Affaticamento, difficoltà respiratorie, deterioramento cognitivo, debolezza muscolare e dolori articolari. Quando questi sintomi, dopo un contagio, continuano a perdurare nel tempo allora si può parlare di Long Covid.
Un team di ricerca guidata da Onur Boyman, immunologo dell’Università e dell’Ospedale universitario di Zurigo, ha ora analizzato la storia della malattia di 175 soggetti risultati positivi nella prima ondata. Altri 40, senza contatti rilevabili con il SARS-CoV-2, sono invece serviti come gruppo di controllo.
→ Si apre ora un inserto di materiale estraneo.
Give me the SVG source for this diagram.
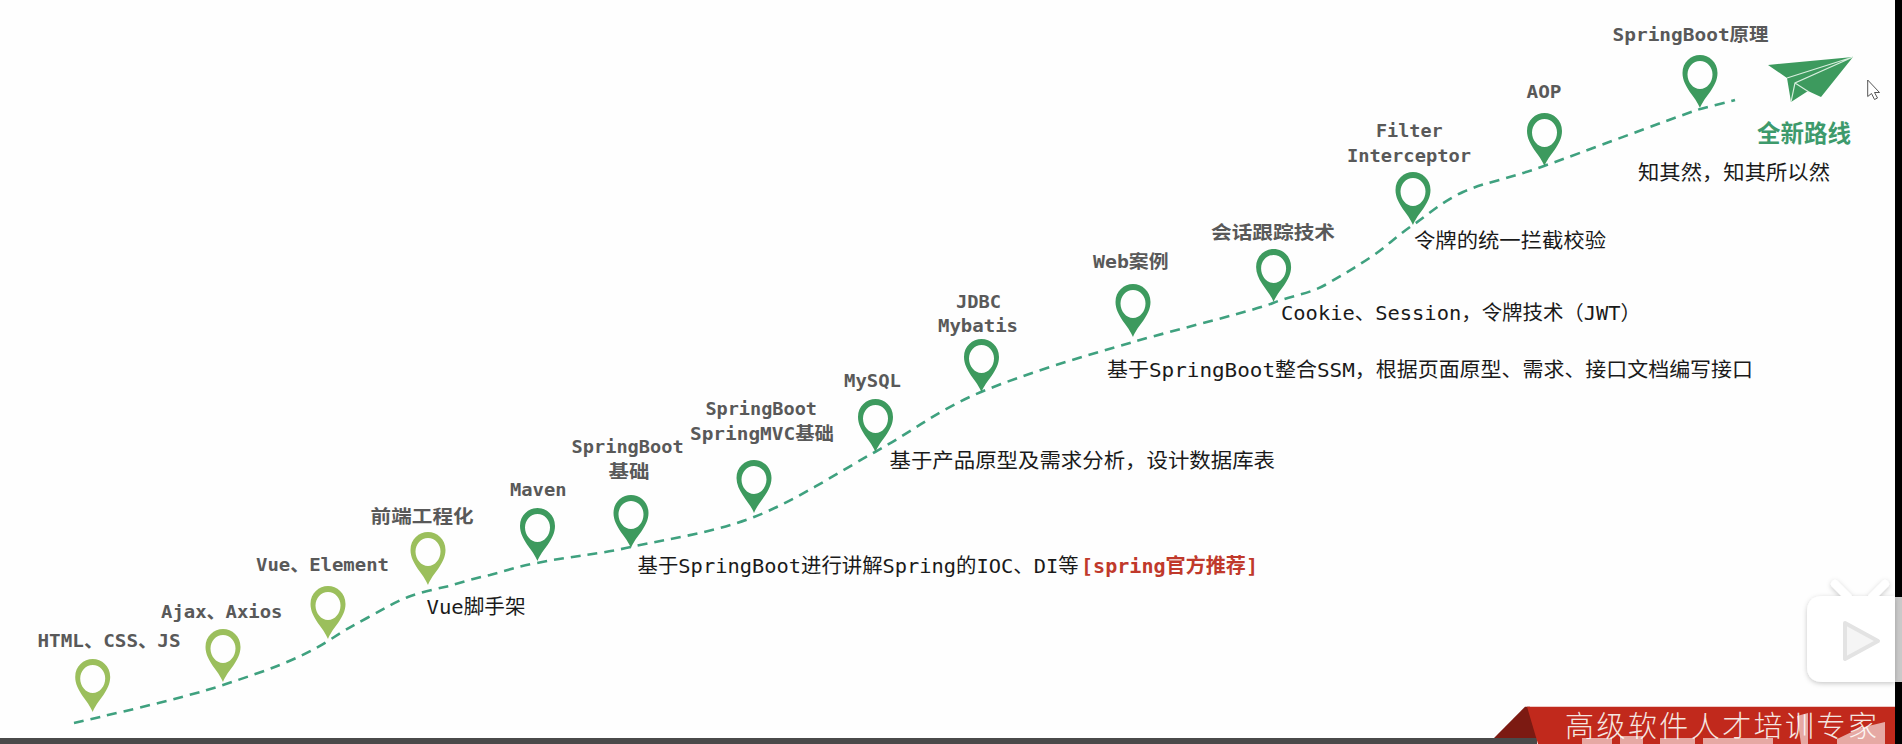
<svg xmlns="http://www.w3.org/2000/svg" width="1902" height="744" viewBox="0 0 1902 744">
<style>
.lbl{font-family:"DejaVu Sans Mono","Noto Sans CJK SC",monospace;font-size:18.5px;font-weight:700;fill:#595959;text-anchor:start}
.note{font-family:"DejaVu Sans Mono","Noto Sans CJK SC",monospace;font-size:20px;fill:#1a1a1a}
.red{font-family:"DejaVu Sans Mono","Noto Sans CJK SC",monospace;font-size:20px;font-weight:700;fill:#c0392b}
.lite{fill:#9bbf5c}
.dark{fill:#3d9a5e}
.route{fill:none;stroke:#3fa17f;stroke-width:2.6;stroke-dasharray:10 7}
</style>
<defs>
<path id="pin" fill-rule="evenodd" d="M0 0C-4 -11 -17.5 -21 -17.5 -35C-17.5 -46 -9 -53 0 -53C9 -53 17.5 -46 17.5 -35C17.5 -21 4 -11 0 0ZM0 -47C-7 -47 -12.5 -41 -12.5 -33.500C-12.500 -26 -7 -19 0 -19C7 -19 12.500 -26 12.500 -33.500C12.500 -41 7 -47 0 -47Z"/>
<filter id="soft" x="-20%" y="-20%" width="140%" height="140%"><feDropShadow dx="0" dy="1.500" stdDeviation="2.500" flood-color="#000" flood-opacity=".22"/></filter>
<filter id="softin" x="-30%" y="-30%" width="160%" height="160%"><feDropShadow dx="1" dy="1" stdDeviation="1" flood-color="#fff" flood-opacity="1"/></filter>
</defs>
<rect width="1902" height="744" fill="#fefefe"/>
<g id="connectors">
<path class="route" d="M74 723C99 717 181 699 223 685C265 671 298 660 328 641C345 630 352 626 367 618C382 610 395 602 408 597C421 592 436 589 449 586C462 582 476 578 490 575C505 571 520 566 537 563C571 556 595 555 631 547C667 539 713 533 754 517C795 501 837 473 875 452C913 431 938 410 981 392C1024 374 1084 356 1133 342C1182 328 1256 310 1273 303C1290 296 1309 294 1325 285C1341 276 1356 267 1371 257C1386 247 1398 235 1413 225C1428 215 1441 202 1463 192C1485 182 1505 180 1544 166C1583 152 1665 121 1697 110C1706 107 1729 102 1735 100"/>
</g>
<g id="node-html"><use href="#pin" x="92.700" y="712" class="lite"/><text class="lbl" x="37.500" y="646.700" textLength="143" lengthAdjust="spacingAndGlyphs">HTML、CSS、JS</text></g>
<g id="node-ajax"><use href="#pin" x="223" y="682" class="lite"/><text class="lbl" x="161" y="617.700" textLength="121.500" lengthAdjust="spacingAndGlyphs">Ajax、Axios</text></g>
<g id="node-vue"><use href="#pin" x="328" y="639" class="lite"/><text class="lbl" x="256" y="571" textLength="133" lengthAdjust="spacingAndGlyphs">Vue、Element</text></g>
<g id="node-frontend"><use href="#pin" x="428" y="585" class="lite"/><text class="lbl" x="370.600" y="523" textLength="103" lengthAdjust="spacingAndGlyphs">前端工程化</text><text class="note" x="426.500" y="614" textLength="99" lengthAdjust="spacingAndGlyphs">Vue脚手架</text></g>
<g id="node-maven"><use href="#pin" x="537.500" y="561" class="dark"/><text class="lbl" x="510" y="495.700" textLength="56.500" lengthAdjust="spacingAndGlyphs">Maven</text></g>
<g id="node-springboot"><use href="#pin" x="631" y="548" class="dark"/><text class="lbl" x="571.600" y="453.300" textLength="112" lengthAdjust="spacingAndGlyphs">SpringBoot</text><text class="lbl" x="608.500" y="478" textLength="41" lengthAdjust="spacingAndGlyphs">基础</text><text class="note" x="637.600" y="573" textLength="441" lengthAdjust="spacingAndGlyphs">基于SpringBoot进行讲解Spring的IOC、DI等</text><text class="red" x="1081" y="573" textLength="177" lengthAdjust="spacingAndGlyphs">[spring官方推荐]</text></g>
<g id="node-mvc"><use href="#pin" x="754" y="513" class="dark"/><text class="lbl" x="705.400" y="415.300" textLength="111.600" lengthAdjust="spacingAndGlyphs">SpringBoot</text><text class="lbl" x="690" y="440" textLength="144" lengthAdjust="spacingAndGlyphs">SpringMVC基础</text></g>
<g id="node-mysql"><use href="#pin" x="875.500" y="452" class="dark"/><text class="lbl" x="844" y="387" textLength="57" lengthAdjust="spacingAndGlyphs">MySQL</text><text class="note" x="889.500" y="468" textLength="385.500" lengthAdjust="spacingAndGlyphs">基于产品原型及需求分析，设计数据库表</text></g>
<g id="node-jdbc"><use href="#pin" x="981.500" y="392" class="dark"/><text class="lbl" x="956" y="308" textLength="45" lengthAdjust="spacingAndGlyphs">JDBC</text><text class="lbl" x="938" y="332" textLength="80" lengthAdjust="spacingAndGlyphs">Mybatis</text></g>
<g id="node-web"><use href="#pin" x="1133" y="337" class="dark"/><text class="lbl" x="1093" y="268" textLength="75.500" lengthAdjust="spacingAndGlyphs">Web案例</text><text class="note" x="1107" y="377" textLength="646" lengthAdjust="spacingAndGlyphs">基于SpringBoot整合SSM，根据页面原型、需求、接口文档编写接口</text></g>
<g id="node-session"><use href="#pin" x="1273.600" y="302" class="dark"/><text class="lbl" x="1211" y="239" textLength="124" lengthAdjust="spacingAndGlyphs">会话跟踪技术</text><text class="note" x="1281" y="320" textLength="360" lengthAdjust="spacingAndGlyphs">Cookie、Session，令牌技术（JWT）</text></g>
<g id="node-filter"><use href="#pin" x="1413" y="225" class="dark"/><text class="lbl" x="1376" y="137" textLength="66.600" lengthAdjust="spacingAndGlyphs">Filter</text><text class="lbl" x="1347" y="162" textLength="124" lengthAdjust="spacingAndGlyphs">Interceptor</text><text class="note" x="1414" y="248" textLength="192" lengthAdjust="spacingAndGlyphs">令牌的统一拦截校验</text></g>
<g id="node-aop"><use href="#pin" x="1544.500" y="166" class="dark"/><text class="lbl" x="1526.500" y="98" textLength="35" lengthAdjust="spacingAndGlyphs">AOP</text></g>
<g id="node-principle"><use href="#pin" x="1700" y="108" class="dark"/><text class="lbl" x="1612.500" y="40.700" textLength="156" lengthAdjust="spacingAndGlyphs">SpringBoot原理</text><text class="note" x="1638" y="180" textLength="192" lengthAdjust="spacingAndGlyphs">知其然，知其所以然</text></g>
<g id="node-plane">
<polygon class="dark" points="1768,65 1853,57 1821,97 1808,91 1791,102 1787,78"/>
<path d="M1853 57L1787 78M1853 57L1795 83L1791 102M1795 83L1809 92" fill="none" stroke="#d8eede" stroke-width="1.200"/>
<text x="1757" y="141.700" font-family="Noto Sans CJK SC,Noto Sans,sans-serif" font-size="23.500" font-weight="700" fill="#3d9a6c" textLength="94" lengthAdjust="spacingAndGlyphs">全新路线</text>
</g>
<path id="cursor" d="M1867.700 80L1867.700 96.500L1871.500 93.500L1874.500 99.500L1877.500 98L1874.500 92.500L1879.500 92.500Z" fill="#fff" stroke="#555" stroke-width="1"/>
<rect id="bar-right" x="1895" y="0" width="7" height="744" fill="#000"/>
<rect id="bar-bottom" x="0" y="738" width="1537" height="6" fill="#4a4a4a"/>
<g id="ribbon">
<polygon points="1494,738 1525,706.700 1530,706.700 1539,738" fill="#7c1a12"/>
<polygon points="1527,706.700 1895,706.700 1895,744 1538,744" fill="#c1291c"/>
<text x="1565" y="737" font-family="Noto Sans CJK SC,sans-serif" font-size="29" font-weight="300" fill="#f5e6e0" textLength="312" lengthAdjust="spacing">高级软件人才培训专家</text>
<path d="M1582 738H1612V744H1582ZM1620 736H1643V744H1620ZM1660 738H1695V744H1660ZM1703 738H1773V744H1703ZM1797 716L1808 713V744H1801ZM1837 739L1860 728L1885 722V744H1837Z" fill="#fff" fill-opacity=".6"/>
</g>
<g id="tv-logo">
<rect x="1895" y="597" width="7" height="85" fill="#c9c9c9"/>
<g filter="url(#soft)">
<path d="M1835 584L1848 597M1885 584L1872 597" stroke="#fff" stroke-width="8" stroke-linecap="round" fill="none"/>
<path d="M1895 596H1823Q1807 596 1807 612V666Q1807 682 1823 682H1895Z" fill="#fff"/>
</g>
<path d="M1845 623L1878 641L1845 659Z" fill="#f5f5f5" stroke="#e3e3e3" stroke-width="4" stroke-linejoin="round"/>
</g>
</svg>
E il team di immunologi avrebbe scoperto i segnali nel sangue che potrebbero predire lo sviluppo della malattia. Delle vere e proprie firme nel sistema immunitario.
Il ruolo delle immunoglobuline M
Secondo lo studio gli anticorpi rilevanti per il Long Covid sono le immunoglobuline M che, dicono gli scienziati, “giocano un ruolo importante soprattutto all’inizio dell’infezione. I soggetti colpiti da questa patologia hanno anche concentrazioni più basse di immunoglobuline G3, fondamentali per combattere il virus”.
Le parole del professor Onur Boyman
“Non si tratta di una difesa specifica contro il coronavirus, ma piuttosto di anticorpi diretti contro una vasta gamma di patogeni – ha affermato Boyman all’agenzia Keystone-ATS -.I livelli delle diverse classi mostrano come il corpo affronti in generale le infezioni. I risultati suggeriscono dunque che una delle cause del Long Covid potrebbe essere una risposta immunitaria dell’organismo mal indirizzata”
“Questo – spiega – apre la porta a trattamenti mirati, come la somministrazione di alcune immunoglobuline» o di farmaci specifici”.